Problem to solve: Pictures excluded, return the lines below from the first through the line holding "from matplotlib.transforms import".

>>>>>

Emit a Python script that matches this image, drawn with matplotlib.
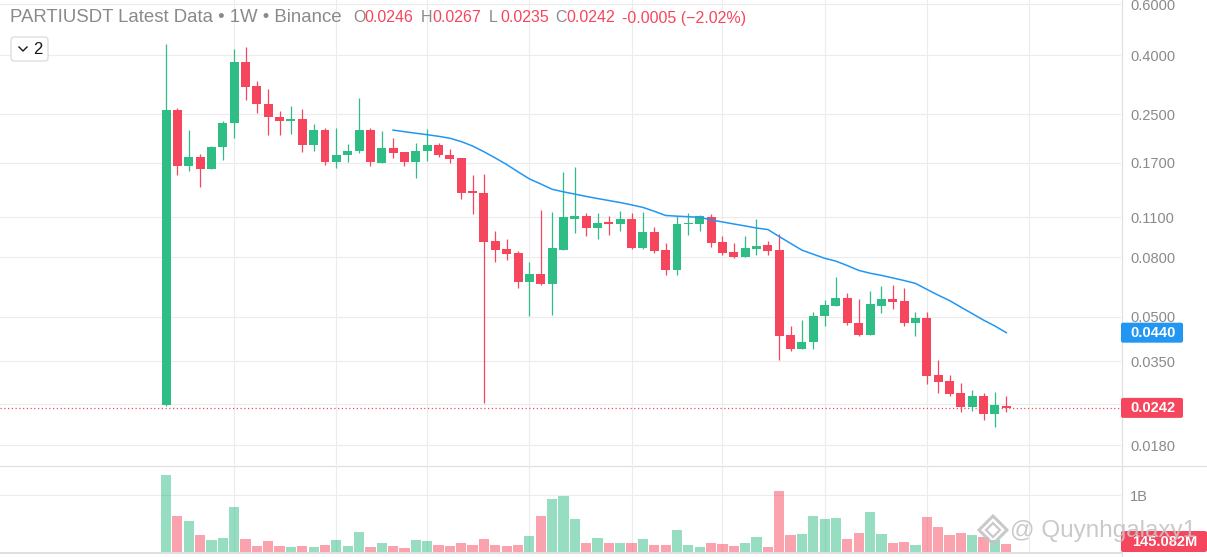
import matplotlib
matplotlib.use("Agg")
import matplotlib.pyplot as plt
from matplotlib.patches import FancyBboxPatch, Polygon
from matplotlib.lines import Line2D
from matplotlib.ticker import NullLocator, FixedLocator
from matplotlib.transforms import IdentityTransform

# ---------------- data (weekly PARTIUSDT candles) ----------------
opens = [0.0248, 0.258, 0.166, 0.178, 0.162, 0.192, 0.233, 0.378, 0.313, 0.272,
         0.245, 0.237, 0.240, 0.196, 0.220, 0.171, 0.181, 0.186, 0.220, 0.170,
         0.191, 0.185, 0.171, 0.186, 0.196, 0.181, 0.176, 0.135, 0.134, 0.091,
         0.0853, 0.0826, 0.0660, 0.0702, 0.0650, 0.085, 0.109, 0.111, 0.1014, 0.1052,
         0.104, 0.109, 0.0864, 0.098, 0.0846, 0.0726, 0.1040, 0.1045, 0.110, 0.0903,
         0.0834, 0.0805, 0.0857, 0.0880, 0.0849, 0.0431, 0.0387, 0.0408, 0.0501, 0.0546,
         0.0580, 0.0476, 0.0433, 0.0546, 0.0575, 0.0566, 0.0476, 0.0494, 0.0314, 0.0299,
         0.0272, 0.0244, 0.0266, 0.0231, 0.0246]
highs = [0.436, 0.262, 0.220, 0.182, 0.194, 0.237, 0.419, 0.426, 0.325, 0.305,
         0.256, 0.267, 0.260, 0.231, 0.224, 0.224, 0.197, 0.284, 0.224, 0.219,
         0.207, 0.185, 0.199, 0.222, 0.199, 0.189, 0.177, 0.154, 0.155, 0.0988,
         0.0927, 0.0842, 0.0771, 0.117, 0.115, 0.158, 0.164, 0.114, 0.114, 0.111,
         0.116, 0.114, 0.115, 0.102, 0.0898, 0.111, 0.114, 0.112, 0.113, 0.0949,
         0.0898, 0.0949, 0.1086, 0.0912, 0.0964, 0.0464, 0.0487, 0.0518, 0.0570, 0.0685,
         0.0603, 0.0575, 0.0613, 0.0638, 0.0643, 0.0628, 0.0518, 0.0518, 0.0354, 0.0314,
         0.0296, 0.0279, 0.0272, 0.0275, 0.0267]
lows = [0.0245, 0.154, 0.159, 0.140, 0.161, 0.174, 0.207, 0.280, 0.253, 0.211,
        0.212, 0.214, 0.185, 0.187, 0.167, 0.163, 0.171, 0.184, 0.166, 0.170,
        0.177, 0.165, 0.151, 0.172, 0.178, 0.169, 0.127, 0.113, 0.0251, 0.0774,
        0.0786, 0.0629, 0.0504, 0.0645, 0.0508, 0.085, 0.0974, 0.0952, 0.0929, 0.0959,
        0.0989, 0.0857, 0.0857, 0.0831, 0.0697, 0.0697, 0.0959, 0.0989, 0.0872, 0.0818,
        0.0794, 0.0800, 0.0818, 0.0818, 0.0354, 0.0381, 0.0386, 0.0387, 0.0465, 0.0542,
        0.0469, 0.0430, 0.0432, 0.0516, 0.0532, 0.0465, 0.0430, 0.0293, 0.0273, 0.0267,
        0.0234, 0.0236, 0.0219, 0.0208, 0.0235]
closes = [0.258, 0.166, 0.178, 0.162, 0.193, 0.233, 0.378, 0.311, 0.272, 0.245,
          0.237, 0.241, 0.196, 0.220, 0.171, 0.181, 0.187, 0.220, 0.171, 0.191,
          0.184, 0.171, 0.187, 0.196, 0.180, 0.175, 0.134, 0.134, 0.0907, 0.0851,
          0.0824, 0.0660, 0.0702, 0.0650, 0.0862, 0.110, 0.111, 0.1014, 0.105, 0.1045,
          0.109, 0.0864, 0.098, 0.0844, 0.0726, 0.1044, 0.1052, 0.111, 0.090, 0.0831,
          0.0805, 0.0864, 0.0878, 0.0844, 0.0430, 0.0387, 0.0409, 0.0502, 0.0548, 0.0580,
          0.0476, 0.0433, 0.0553, 0.0575, 0.0563, 0.0476, 0.0494, 0.0313, 0.0298, 0.0271,
          0.0244, 0.0266, 0.0231, 0.0247, 0.0242]
volumes_b = [1.349, 0.634, 0.547, 0.302, 0.215, 0.250, 0.791, 0.233, 0.110, 0.198,
             0.110, 0.093, 0.110, 0.093, 0.128, 0.215, 0.110, 0.355, 0.093, 0.163,
             0.110, 0.076, 0.215, 0.198, 0.128, 0.110, 0.163, 0.128, 0.233, 0.128,
             0.110, 0.128, 0.285, 0.634, 0.930, 0.983, 0.581, 0.163, 0.250, 0.163,
             0.163, 0.163, 0.233, 0.128, 0.128, 0.390, 0.128, 0.093, 0.163, 0.145,
             0.110, 0.163, 0.267, 0.093, 1.070, 0.302, 0.320, 0.634, 0.581, 0.599,
             0.233, 0.337, 0.703, 0.320, 0.163, 0.180, 0.128, 0.616, 0.442, 0.302,
             0.337, 0.302, 0.267, 0.215, 0.145082]
ma_start = 20
ma_values = [0.2202, 0.2174, 0.2148, 0.2123, 0.2096, 0.2064, 0.2010, 0.1940, 0.1854, 0.1764,
             0.1675, 0.1580, 0.1494, 0.1435, 0.1376, 0.1348, 0.1324, 0.1300, 0.1278, 0.1258,
             0.1238, 0.1215, 0.1191, 0.1155, 0.1117, 0.1111, 0.1106, 0.1101, 0.1078, 0.1061,
             0.1044, 0.1028, 0.1011, 0.0999, 0.0945, 0.0895, 0.0848, 0.0821, 0.0795, 0.0777,
             0.0750, 0.0722, 0.0706, 0.0694, 0.0680, 0.0666, 0.0651, 0.0621, 0.0593, 0.0568,
             0.0539, 0.0512, 0.0486, 0.0464, 0.0440]
price_ticks = [0.6, 0.4, 0.25, 0.17, 0.11, 0.08, 0.05, 0.035, 0.025, 0.018]
price_tick_labels = ["0.6000", "0.4000", "0.2500", "0.1700", "0.1100", "0.0800",
                     "0.0500", "0.0350", "", "0.0180"]
volume_ticks = [1e9]
volume_tick_labels = ["1B"]
month_grid = [6, 15, 23, 32, 41, 49, 58, 67, 76]
title = "PARTIUSDT Latest Data \u2022 1W \u2022 Binance"
ohlc_labels = ["O", "H", "L", "C"]
change_text = "-0.0005 (\u22122.02%)"
last_volume_label = "145.082M"
watermark = "@ Quynhgalaxy1"

# ---------------- style ----------------
W, H = 1207, 557
GREEN = "#2EBD85"
RED = "#F6465D"
BLUE = "#2196F3"
GRID = "#ececec"
BORDER = "#e0e0e0"
TXT = "#8a8a8a"
FONT = ["Liberation Sans", "DejaVu Sans"]
plt.rcParams["font.family"] = FONT

fig = plt.figure(figsize=(W / 100, H / 100), dpi=100)
fig.patch.set_facecolor("white")

def fx(px):
    return px / W

def fy(py_top):
    return 1 - py_top / H

AX_RIGHT = 1121
PRICE_BOTTOM = 465
VOL_TOP, VOL_BOTTOM = 466, 552

ax = fig.add_axes([0, fy(PRICE_BOTTOM), fx(AX_RIGHT), PRICE_BOTTOM / H])
axv = fig.add_axes([0, fy(VOL_BOTTOM), fx(AX_RIGHT), (VOL_BOTTOM - VOL_TOP) / H])

n = len(closes)
xs = list(range(n))
x_lo, x_hi = -14.62, 84.10
ax.set_xlim(x_lo, x_hi)
axv.set_xlim(x_lo, x_hi)
ax.set_yscale("log")
ax.set_ylim(0.015369, 0.6194)
axv.set_ylim(0, 1.509e9)

for a in (ax, axv):
    for s in a.spines.values():
        s.set_visible(False)
    a.set_facecolor("white")
    a.xaxis.set_major_locator(FixedLocator(month_grid))
    a.tick_params(axis="x", length=0, labelbottom=False)
    a.grid(True, axis="x", color=GRID, lw=0.8, zorder=0)
    a.set_axisbelow(True)

ax.yaxis.set_major_locator(FixedLocator(price_ticks))
ax.yaxis.set_minor_locator(NullLocator())
ax.set_yticklabels(price_tick_labels)
ax.yaxis.tick_right()
ax.tick_params(axis="y", length=0, pad=6.5, labelsize=10.5, labelcolor=TXT)
ax.grid(True, axis="y", which="major", color=GRID, lw=0.8, zorder=0)

axv.yaxis.set_major_locator(FixedLocator(volume_ticks))
axv.set_yticklabels(volume_tick_labels)
axv.yaxis.tick_right()
axv.tick_params(axis="y", length=0, pad=6.5, labelsize=10.5, labelcolor=TXT)
axv.grid(True, axis="y", color=GRID, lw=0.8, zorder=0)

# candles
colors = [GREEN if c >= o else RED for o, c in zip(opens, closes)]
ax.vlines(xs, lows, highs, colors=colors, lw=0.9, zorder=3)
bottoms = [min(o, c) for o, c in zip(opens, closes)]
heights = [max(abs(c - o), min(o, c) * 0.012) for o, c in zip(opens, closes)]
ax.bar(xs, heights, bottom=bottoms, width=0.79, color=colors, lw=0, zorder=4)

# moving average
ax.plot(range(ma_start, ma_start + len(ma_values)), ma_values, color=BLUE, lw=1.1, zorder=5)

# last price dotted line
last_price = closes[-1]
ax.axhline(last_price, color=RED, lw=0.9, ls=(0, (1, 2)), zorder=2)

# volume bars
axv.bar(xs, [v * 1e9 for v in volumes_b], width=0.9, color=colors, alpha=0.5, lw=0, zorder=3)

# borders
fig.add_artist(Line2D([fx(AX_RIGHT + 0.5)] * 2, [0, 1], color=BORDER, lw=0.9))
fig.add_artist(Line2D([0, 1], [fy(PRICE_BOTTOM + 0.5)] * 2, color=BORDER, lw=0.9))
fig.add_artist(Line2D([0, fx(AX_RIGHT)], [fy(VOL_BOTTOM + 1)] * 2, color=BORDER, lw=1.4))

fig.canvas.draw()

def label_box(y_disp, text, color, x0=AX_RIGHT, x1=1183, h=20):
    box = FancyBboxPatch((x0, y_disp - h / 2), x1 - x0, h,
                         boxstyle="round,pad=0,rounding_size=2",
                         transform=IdentityTransform(), fc=color, ec="none", zorder=20)
    fig.add_artist(box)
    fig.text(fx((x0 + x1) / 2 + 1), y_disp / H, text, color="white", ha="center", va="center",
             fontsize=10.5, fontweight="bold", zorder=21)

ma_last = ma_values[-1]
label_box(ax.transData.transform((0, ma_last))[1], f"{ma_last:.4f}", BLUE)
label_box(ax.transData.transform((0, last_price))[1], f"{last_price:.4f}", RED)
vy = axv.transData.transform((0, volumes_b[-1] * 1e9))[1]
vy = max(vy, fy(VOL_BOTTOM) * H + 10.5)
label_box(vy, last_volume_label, RED, x1=1207, h=21)

# header legend
ty = fy(18)
fig.text(fx(10), ty, title, color=TXT, fontsize=13.4, va="center", ha="left")
vals = [opens[-1], highs[-1], lows[-1], closes[-1]]
letter_x = [353, 421, 489, 555]
for lx, lab, v in zip(letter_x, ohlc_labels, vals):
    fig.text(fx(lx), ty, lab, color=TXT, fontsize=11.5, va="center", ha="left")
    fig.text(fx(lx + 11), ty, f"{v:.4f}", color=RED, fontsize=11.5, va="center", ha="left")
fig.text(fx(622), ty, change_text, color=RED, fontsize=11.5, va="center", ha="left")

# collapse button
btn = FancyBboxPatch((11, H - 61), 37, 24, boxstyle="round,pad=0,rounding_size=3",
                     transform=IdentityTransform(), fc="white", ec="#d6d6d6", lw=0.8, zorder=20)
fig.add_artist(btn)
fig.add_artist(Line2D([fx(19), fx(23), fx(27)], [fy(47), fy(51), fy(47)],
                      color="#131722", lw=1.0, zorder=21))
fig.text(fx(33), fy(49), "2", color="#131722", fontsize=12, va="center", ha="left", zorder=21)

# watermark (overlaps the volume label, as in the source screenshot)
wm_c = "#c4c4c4"
fig.add_artist(Polygon([[fx(993), fy(516)], [fx(1007), fy(530)], [fx(993), fy(544)], [fx(979), fy(530)]],
                       closed=True, transform=fig.transFigure, fc="none", ec=wm_c, lw=2.2,
                       alpha=0.9, zorder=30))
fig.add_artist(Polygon([[fx(993), fy(523)], [fx(1000), fy(530)], [fx(993), fy(537)], [fx(986), fy(530)]],
                       closed=True, transform=fig.transFigure, fc="none", ec=wm_c, lw=1.6,
                       alpha=0.9, zorder=30))
fig.text(fx(1010), fy(531), watermark, color=wm_c, fontsize=17.5, va="center", ha="left",
         alpha=0.9, zorder=30)

fig.savefig("out.png", dpi=100)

<<<<<

Solution for this task:
Emit a Python script that matches this image, drawn with matplotlib.
import matplotlib
matplotlib.use("Agg")
import matplotlib.pyplot as plt
from matplotlib.patches import FancyBboxPatch, Polygon
from matplotlib.lines import Line2D
from matplotlib.ticker import NullLocator, FixedLocator
from matplotlib.transforms import IdentityTransform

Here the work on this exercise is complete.